* _DATASET SECTION_
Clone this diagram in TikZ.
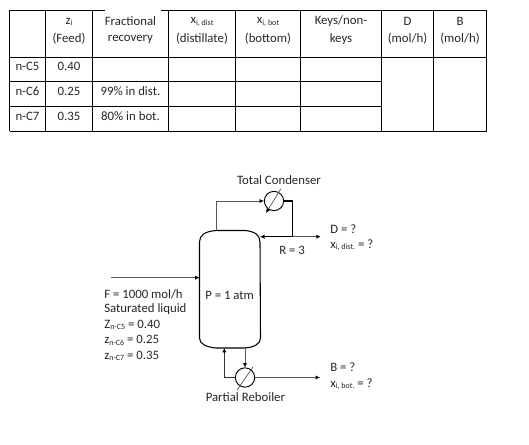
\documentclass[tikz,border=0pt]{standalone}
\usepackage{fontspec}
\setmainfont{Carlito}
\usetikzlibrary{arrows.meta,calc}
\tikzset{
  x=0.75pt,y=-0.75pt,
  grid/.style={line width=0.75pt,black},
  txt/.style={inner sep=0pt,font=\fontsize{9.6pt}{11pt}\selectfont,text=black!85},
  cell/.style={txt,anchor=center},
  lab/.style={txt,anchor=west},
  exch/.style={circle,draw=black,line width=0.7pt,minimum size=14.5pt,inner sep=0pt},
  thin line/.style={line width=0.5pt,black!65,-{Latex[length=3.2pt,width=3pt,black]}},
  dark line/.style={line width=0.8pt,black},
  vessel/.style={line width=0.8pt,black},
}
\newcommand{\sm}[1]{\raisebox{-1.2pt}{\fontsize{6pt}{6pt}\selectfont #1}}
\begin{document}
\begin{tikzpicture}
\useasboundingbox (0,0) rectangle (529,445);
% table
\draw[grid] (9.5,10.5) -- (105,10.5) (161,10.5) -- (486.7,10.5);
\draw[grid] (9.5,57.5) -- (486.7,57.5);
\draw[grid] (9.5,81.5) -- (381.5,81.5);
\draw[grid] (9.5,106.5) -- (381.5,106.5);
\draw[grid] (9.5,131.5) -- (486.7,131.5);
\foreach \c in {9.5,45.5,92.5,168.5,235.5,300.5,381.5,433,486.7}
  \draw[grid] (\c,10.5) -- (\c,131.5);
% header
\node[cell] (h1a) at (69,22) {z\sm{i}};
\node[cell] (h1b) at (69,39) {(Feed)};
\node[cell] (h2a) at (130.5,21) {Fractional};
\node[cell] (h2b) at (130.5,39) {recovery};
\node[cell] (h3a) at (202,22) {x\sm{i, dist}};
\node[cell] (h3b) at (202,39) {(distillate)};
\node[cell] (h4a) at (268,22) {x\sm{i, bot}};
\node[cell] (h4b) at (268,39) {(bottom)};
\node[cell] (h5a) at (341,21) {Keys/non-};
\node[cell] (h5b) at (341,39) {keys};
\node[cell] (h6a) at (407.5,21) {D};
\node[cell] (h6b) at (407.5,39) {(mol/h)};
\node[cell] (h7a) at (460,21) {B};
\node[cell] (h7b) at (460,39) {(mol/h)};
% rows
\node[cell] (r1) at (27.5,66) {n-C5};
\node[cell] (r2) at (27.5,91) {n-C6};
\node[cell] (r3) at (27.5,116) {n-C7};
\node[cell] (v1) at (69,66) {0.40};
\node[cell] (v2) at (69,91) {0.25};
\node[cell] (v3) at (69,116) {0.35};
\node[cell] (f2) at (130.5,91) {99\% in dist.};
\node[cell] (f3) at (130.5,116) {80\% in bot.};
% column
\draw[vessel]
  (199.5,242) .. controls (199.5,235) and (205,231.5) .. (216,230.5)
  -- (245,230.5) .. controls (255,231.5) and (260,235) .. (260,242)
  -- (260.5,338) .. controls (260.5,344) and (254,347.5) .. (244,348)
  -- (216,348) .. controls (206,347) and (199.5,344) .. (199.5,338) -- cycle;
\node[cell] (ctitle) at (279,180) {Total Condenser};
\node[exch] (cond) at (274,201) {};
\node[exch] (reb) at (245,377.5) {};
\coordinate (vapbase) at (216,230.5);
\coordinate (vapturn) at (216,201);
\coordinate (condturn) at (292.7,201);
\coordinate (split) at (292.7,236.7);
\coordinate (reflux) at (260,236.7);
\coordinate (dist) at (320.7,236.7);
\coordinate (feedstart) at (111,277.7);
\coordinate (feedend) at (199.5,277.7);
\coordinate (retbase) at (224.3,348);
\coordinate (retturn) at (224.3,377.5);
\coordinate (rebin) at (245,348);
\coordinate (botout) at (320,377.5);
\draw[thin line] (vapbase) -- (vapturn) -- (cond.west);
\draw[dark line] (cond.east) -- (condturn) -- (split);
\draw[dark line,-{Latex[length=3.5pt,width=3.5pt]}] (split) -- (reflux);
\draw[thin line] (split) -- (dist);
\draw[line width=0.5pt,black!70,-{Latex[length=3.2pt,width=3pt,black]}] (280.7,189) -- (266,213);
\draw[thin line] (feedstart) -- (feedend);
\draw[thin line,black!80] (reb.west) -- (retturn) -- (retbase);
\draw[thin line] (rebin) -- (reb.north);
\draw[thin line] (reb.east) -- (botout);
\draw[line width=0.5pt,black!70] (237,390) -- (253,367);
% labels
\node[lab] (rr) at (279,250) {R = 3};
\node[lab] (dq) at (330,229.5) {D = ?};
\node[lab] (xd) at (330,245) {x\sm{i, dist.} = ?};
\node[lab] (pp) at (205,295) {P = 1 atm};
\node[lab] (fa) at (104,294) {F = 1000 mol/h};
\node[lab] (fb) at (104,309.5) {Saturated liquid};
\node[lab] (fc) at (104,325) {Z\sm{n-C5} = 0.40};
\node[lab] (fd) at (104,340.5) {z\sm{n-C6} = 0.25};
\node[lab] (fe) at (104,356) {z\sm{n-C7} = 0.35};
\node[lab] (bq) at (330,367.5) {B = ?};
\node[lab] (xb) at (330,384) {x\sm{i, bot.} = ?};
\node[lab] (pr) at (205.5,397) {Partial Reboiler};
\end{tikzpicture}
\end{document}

* _DIRECTIONS FOR THIS TASK_
Without the pictures, print the whole listing exactly as given.

* _IN RESPONSE_
Clone this diagram in TikZ.
\documentclass[tikz,border=0pt]{standalone}
\usepackage{fontspec}
\setmainfont{Carlito}
\usetikzlibrary{arrows.meta,calc}
\tikzset{
  x=0.75pt,y=-0.75pt,
  grid/.style={line width=0.75pt,black},
  txt/.style={inner sep=0pt,font=\fontsize{9.6pt}{11pt}\selectfont,text=black!85},
  cell/.style={txt,anchor=center},
  lab/.style={txt,anchor=west},
  exch/.style={circle,draw=black,line width=0.7pt,minimum size=14.5pt,inner sep=0pt},
  thin line/.style={line width=0.5pt,black!65,-{Latex[length=3.2pt,width=3pt,black]}},
  dark line/.style={line width=0.8pt,black},
  vessel/.style={line width=0.8pt,black},
}
\newcommand{\sm}[1]{\raisebox{-1.2pt}{\fontsize{6pt}{6pt}\selectfont #1}}
\begin{document}
\begin{tikzpicture}
\useasboundingbox (0,0) rectangle (529,445);
% table
\draw[grid] (9.5,10.5) -- (105,10.5) (161,10.5) -- (486.7,10.5);
\draw[grid] (9.5,57.5) -- (486.7,57.5);
\draw[grid] (9.5,81.5) -- (381.5,81.5);
\draw[grid] (9.5,106.5) -- (381.5,106.5);
\draw[grid] (9.5,131.5) -- (486.7,131.5);
\foreach \c in {9.5,45.5,92.5,168.5,235.5,300.5,381.5,433,486.7}
  \draw[grid] (\c,10.5) -- (\c,131.5);
% header
\node[cell] (h1a) at (69,22) {z\sm{i}};
\node[cell] (h1b) at (69,39) {(Feed)};
\node[cell] (h2a) at (130.5,21) {Fractional};
\node[cell] (h2b) at (130.5,39) {recovery};
\node[cell] (h3a) at (202,22) {x\sm{i, dist}};
\node[cell] (h3b) at (202,39) {(distillate)};
\node[cell] (h4a) at (268,22) {x\sm{i, bot}};
\node[cell] (h4b) at (268,39) {(bottom)};
\node[cell] (h5a) at (341,21) {Keys/non-};
\node[cell] (h5b) at (341,39) {keys};
\node[cell] (h6a) at (407.5,21) {D};
\node[cell] (h6b) at (407.5,39) {(mol/h)};
\node[cell] (h7a) at (460,21) {B};
\node[cell] (h7b) at (460,39) {(mol/h)};
% rows
\node[cell] (r1) at (27.5,66) {n-C5};
\node[cell] (r2) at (27.5,91) {n-C6};
\node[cell] (r3) at (27.5,116) {n-C7};
\node[cell] (v1) at (69,66) {0.40};
\node[cell] (v2) at (69,91) {0.25};
\node[cell] (v3) at (69,116) {0.35};
\node[cell] (f2) at (130.5,91) {99\% in dist.};
\node[cell] (f3) at (130.5,116) {80\% in bot.};
% column
\draw[vessel]
  (199.5,242) .. controls (199.5,235) and (205,231.5) .. (216,230.5)
  -- (245,230.5) .. controls (255,231.5) and (260,235) .. (260,242)
  -- (260.5,338) .. controls (260.5,344) and (254,347.5) .. (244,348)
  -- (216,348) .. controls (206,347) and (199.5,344) .. (199.5,338) -- cycle;
\node[cell] (ctitle) at (279,180) {Total Condenser};
\node[exch] (cond) at (274,201) {};
\node[exch] (reb) at (245,377.5) {};
\coordinate (vapbase) at (216,230.5);
\coordinate (vapturn) at (216,201);
\coordinate (condturn) at (292.7,201);
\coordinate (split) at (292.7,236.7);
\coordinate (reflux) at (260,236.7);
\coordinate (dist) at (320.7,236.7);
\coordinate (feedstart) at (111,277.7);
\coordinate (feedend) at (199.5,277.7);
\coordinate (retbase) at (224.3,348);
\coordinate (retturn) at (224.3,377.5);
\coordinate (rebin) at (245,348);
\coordinate (botout) at (320,377.5);
\draw[thin line] (vapbase) -- (vapturn) -- (cond.west);
\draw[dark line] (cond.east) -- (condturn) -- (split);
\draw[dark line,-{Latex[length=3.5pt,width=3.5pt]}] (split) -- (reflux);
\draw[thin line] (split) -- (dist);
\draw[line width=0.5pt,black!70,-{Latex[length=3.2pt,width=3pt,black]}] (280.7,189) -- (266,213);
\draw[thin line] (feedstart) -- (feedend);
\draw[thin line,black!80] (reb.west) -- (retturn) -- (retbase);
\draw[thin line] (rebin) -- (reb.north);
\draw[thin line] (reb.east) -- (botout);
\draw[line width=0.5pt,black!70] (237,390) -- (253,367);
% labels
\node[lab] (rr) at (279,250) {R = 3};
\node[lab] (dq) at (330,229.5) {D = ?};
\node[lab] (xd) at (330,245) {x\sm{i, dist.} = ?};
\node[lab] (pp) at (205,295) {P = 1 atm};
\node[lab] (fa) at (104,294) {F = 1000 mol/h};
\node[lab] (fb) at (104,309.5) {Saturated liquid};
\node[lab] (fc) at (104,325) {Z\sm{n-C5} = 0.40};
\node[lab] (fd) at (104,340.5) {z\sm{n-C6} = 0.25};
\node[lab] (fe) at (104,356) {z\sm{n-C7} = 0.35};
\node[lab] (bq) at (330,367.5) {B = ?};
\node[lab] (xb) at (330,384) {x\sm{i, bot.} = ?};
\node[lab] (pr) at (205.5,397) {Partial Reboiler};
\end{tikzpicture}
\end{document}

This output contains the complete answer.